In 2012, the finance and industry news portal Zawya was sold to Reuters for a reported $40m, while in 2009, Yahoo, then the second-most popular internet search engine, bought Maktoob.com for about $165m.

The report is based on a survey of more than 100 company founders from 12 countries, who have raised about $114m between them. Most (86 per cent) of these were still in the early pre-seed or seed capital funding stages and took seven months on average to complete their last fund-raising.
Nearly seven in ten start-ups approached up to ten investors to raise their most recent funding, it added.

Hiring the right talent in Mena has also proved an uphill task, with nearly 62 per cent of the respondents admitting it was “one of the major challenges” in their entrepreneurial journey. Regional start-ups faced two major roadblocks to hiring quality people — “lack of specialised skills” in some sectors and the “inability to compete on salaries”, said the report.

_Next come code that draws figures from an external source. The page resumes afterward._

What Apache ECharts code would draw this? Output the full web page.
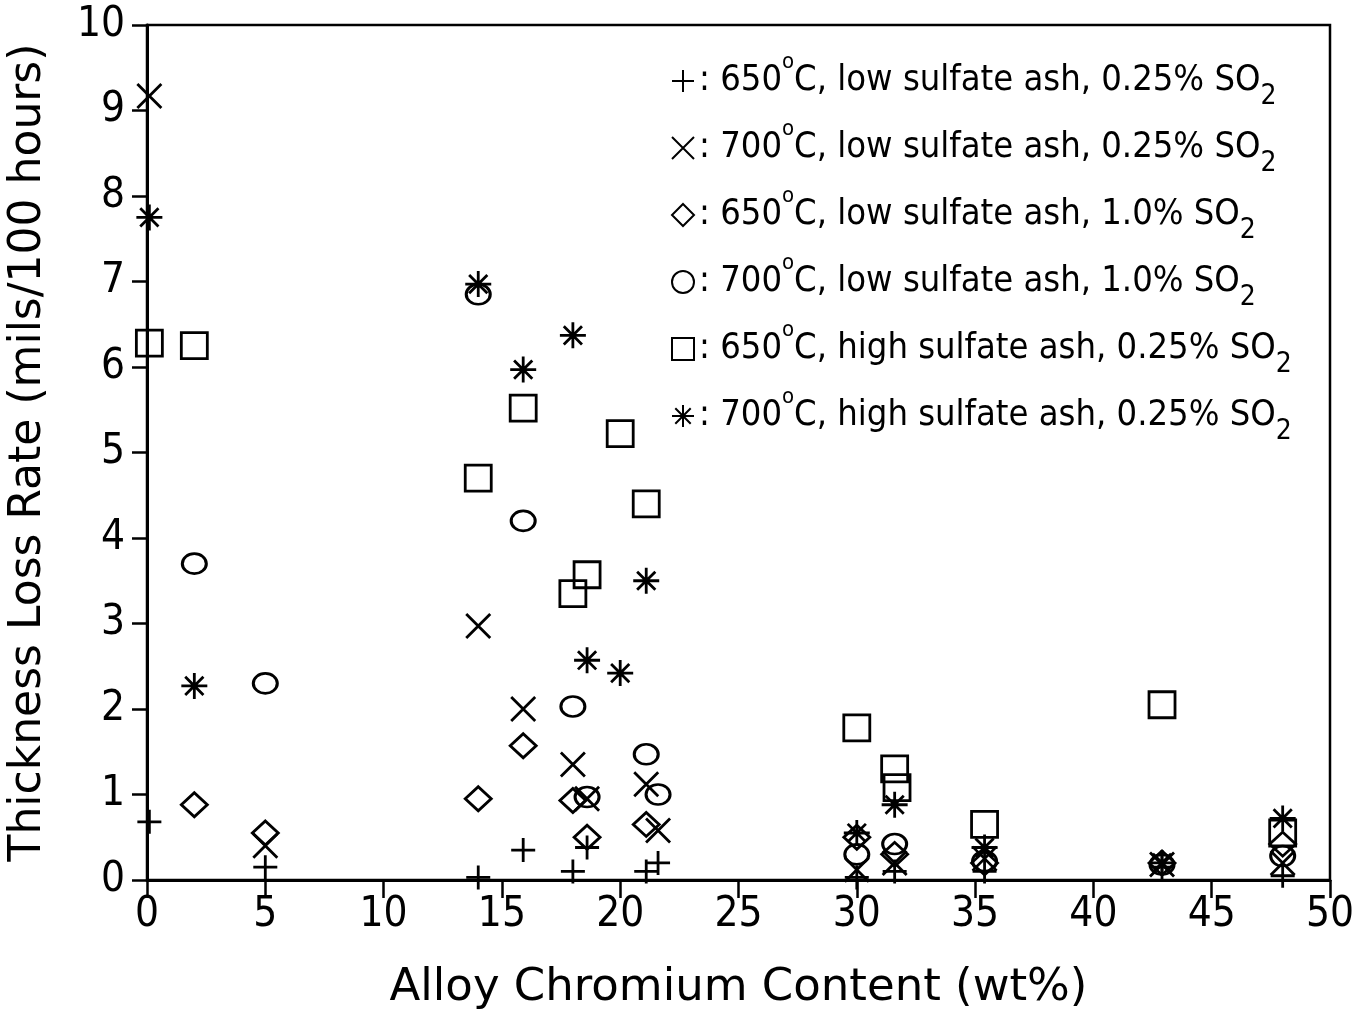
<!DOCTYPE html>
<html>
<head>
<meta charset="utf-8">
<script src="https://cdn.jsdelivr.net/npm/echarts@6/dist/echarts.min.js"></script>
<style>
html,body{margin:0;padding:0;background:#fff;}
#chart{width:1362px;height:1009px;}
</style>
</head>
<body>
<div id="chart"></div>
<script>
// ---- data (x = alloy Cr wt%, y = thickness loss rate, mils/100 h) ----
const xTicks = [0,5,10,15,20,25,30,35,40,45,50];
const yTicks = [0,1,2,3,4,5,6,7,8,9,10];

const plus650Low025 = [[0.1,0.68],[5,0.15],[14,0.03],[15.9,0.35],[18,0.1],[18.6,0.38],[21.1,0.1],[21.6,0.2],[30,0.03],[31.6,0.1],[35.4,0.1],[42.9,0.15],[48,0.05]];
const cross700Low025 = [[0.1,9.17],[5,0.4],[14,2.97],[15.9,2.0],[18,1.35],[18.6,0.95],[21.1,1.12],[21.6,0.58],[30,0.12],[31.6,0.2],[35.4,0.25],[42.9,0.18],[48,0.2]];
const diamond650Low10 = [[2,0.88],[5,0.55],[14,0.95],[15.9,1.57],[18,0.93],[18.6,0.5],[21.1,0.65],[30,0.5],[31.6,0.3],[35.4,0.2],[42.9,0.2],[48,0.42]];
const circle700Low10 = [[2,3.7],[5,2.3],[14,6.85],[15.9,4.2],[18,2.03],[18.6,0.97],[21.1,1.47],[21.6,1.0],[30,0.3],[31.6,0.42],[35.4,0.22],[42.9,0.18],[48,0.28]];
const square650High025 = [[0.1,6.28],[2,6.25],[14,4.7],[15.9,5.52],[18,3.35],[18.6,3.57],[20,5.22],[21.1,4.4],[30,1.78],[31.6,1.3],[31.7,1.08],[35.4,0.65],[42.9,2.05],[48,0.55]];
const star700High025 = [[0.1,7.75],[2,2.27],[14,6.97],[15.9,5.97],[18,6.37],[18.6,2.57],[20,2.42],[21.1,3.5],[30,0.55],[31.6,0.88],[35.4,0.38],[42.9,0.2],[48,0.72]];

const seriesNames = [
  '650°C, low sulfate ash, 0.25% SO2',
  '700°C, low sulfate ash, 0.25% SO2',
  '650°C, low sulfate ash, 1.0% SO2',
  '700°C, low sulfate ash, 1.0% SO2',
  '650°C, high sulfate ash, 0.25% SO2',
  '700°C, high sulfate ash, 0.25% SO2'
];

const NARROW = '"Liberation Sans Narrow","DejaVu Sans Condensed","Roboto Condensed",sans-serif';
const WIDE = '"DejaVu Sans","Liberation Sans",sans-serif';

const SYM_PLUS = 'path://M5,0 L5,10 M0,5 L10,5';
const SYM_CROSS = 'path://M0,0 L10,10 M10,0 L0,10';
const SYM_STAR = 'path://M5,0 L5,10 M0,5 L10,5 M1.5,1.5 L8.5,8.5 M8.5,1.5 L1.5,8.5';

function mk(name, data, symbol, size) {
  return {
    type: 'scatter', name: name, data: data,
    symbol: symbol, symbolSize: size,
    itemStyle: { color: 'rgba(0,0,0,0)', borderColor: '#000', borderWidth: 2.8, opacity: 1 },
    emphasis: { disabled: true },
    clip: false
  };
}

const chart = echarts.init(document.getElementById('chart'), null, {renderer: 'canvas'});

function legendText(name) {
  const m = name.match(/^(\d+)°C(.*)SO2$/);
  return '{t|: ' + m[1] + '}{sup|o}{t|C' + m[2] + 'SO}{sub|2}';
}

chart.setOption({
  backgroundColor: '#fff',
  animation: false,
  grid: { left: 147, right: 32, top: 25, bottom: 129, containLabel: false, outerBoundsMode: 'none',
          show: true, borderColor: '#000', borderWidth: 2.5, backgroundColor: 'transparent' },
  legend: {
    orient: 'vertical', left: 666, top: 46, itemGap: 7,
    itemWidth: 22, itemHeight: 22,
    data: seriesNames,
    formatter: legendText,
    selectedMode: false,
    itemStyle: { opacity: 1 },
    textStyle: {
      rich: {
        t: { fontFamily: NARROW, fontSize: 36, lineHeight: 60, color: '#000' },
        sup: { fontFamily: NARROW, fontSize: 22, lineHeight: 30, verticalAlign: 'top', color: '#000' },
        sub: { fontFamily: NARROW, fontSize: 28, lineHeight: 20, verticalAlign: 'bottom', color: '#000' }
      }
    }
  },
  xAxis: {
    type: 'value', min: xTicks[0], max: xTicks[xTicks.length-1], interval: 5,
    name: 'Alloy Chromium Content (wt%)', nameLocation: 'middle', nameGap: 86,
    nameTextStyle: { fontFamily: WIDE, fontSize: 45, color: '#000' },
    axisLine: { show: true, lineStyle: { color: '#000', width: 3 } },
    axisTick: { show: true, inside: false, length: 18, lineStyle: { color: '#000', width: 2.5 } },
    axisLabel: { fontFamily: NARROW, fontSize: 42, color: '#000', margin: 14 },
    splitLine: { show: false }
  },
  yAxis: {
    type: 'value', min: yTicks[0], max: yTicks[yTicks.length-1], interval: 1,
    name: 'Thickness Loss Rate (mils/100 hours)', nameLocation: 'middle', nameGap: 96,
    nameTextStyle: { fontFamily: WIDE, fontSize: 44, color: '#000' },
    axisLine: { show: true, lineStyle: { color: '#000', width: 3 } },
    axisTick: { show: true, inside: false, length: 15, lineStyle: { color: '#000', width: 2.5 } },
    axisLabel: { fontFamily: NARROW, fontSize: 42, color: '#000', margin: 22 },
    splitLine: { show: false }
  },
  series: [
    mk(seriesNames[0], plus650Low025, SYM_PLUS, 24),
    mk(seriesNames[1], cross700Low025, SYM_CROSS, 24),
    mk(seriesNames[2], diamond650Low10, 'diamond', [26, 24]),
    mk(seriesNames[3], circle700Low10, 'circle', [24, 20]),
    mk(seriesNames[4], square650High025, 'rect', 26),
    mk(seriesNames[5], star700High025, SYM_STAR, 26)
  ]
});
</script>
</body>
</html>
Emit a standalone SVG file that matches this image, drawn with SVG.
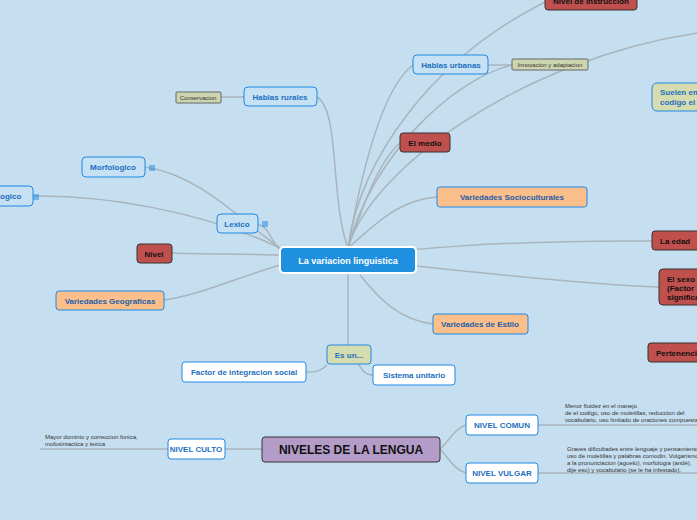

Scaling business is the major focus of start-ups. More than 80 per cent of the founders focused on optimising for growth over profitability, according to the report’s findings. Eighty-four per cent of start-ups have in-house tech teams to diversify their products and services.

“This report really digs into the start-up founder’s journey and the challenges they are facing. We hope this acts as an eye-opener to any decision-maker and becomes a basis for future studies in this space,” said Philip Bahoshy, founder of Magnitt.

Silicon Valley’s 500 Startups, which has a Mena investment team, has been the most active venture capital firm in the region, according to the report. It has invested in more than 100 regional start-ups in the last two years.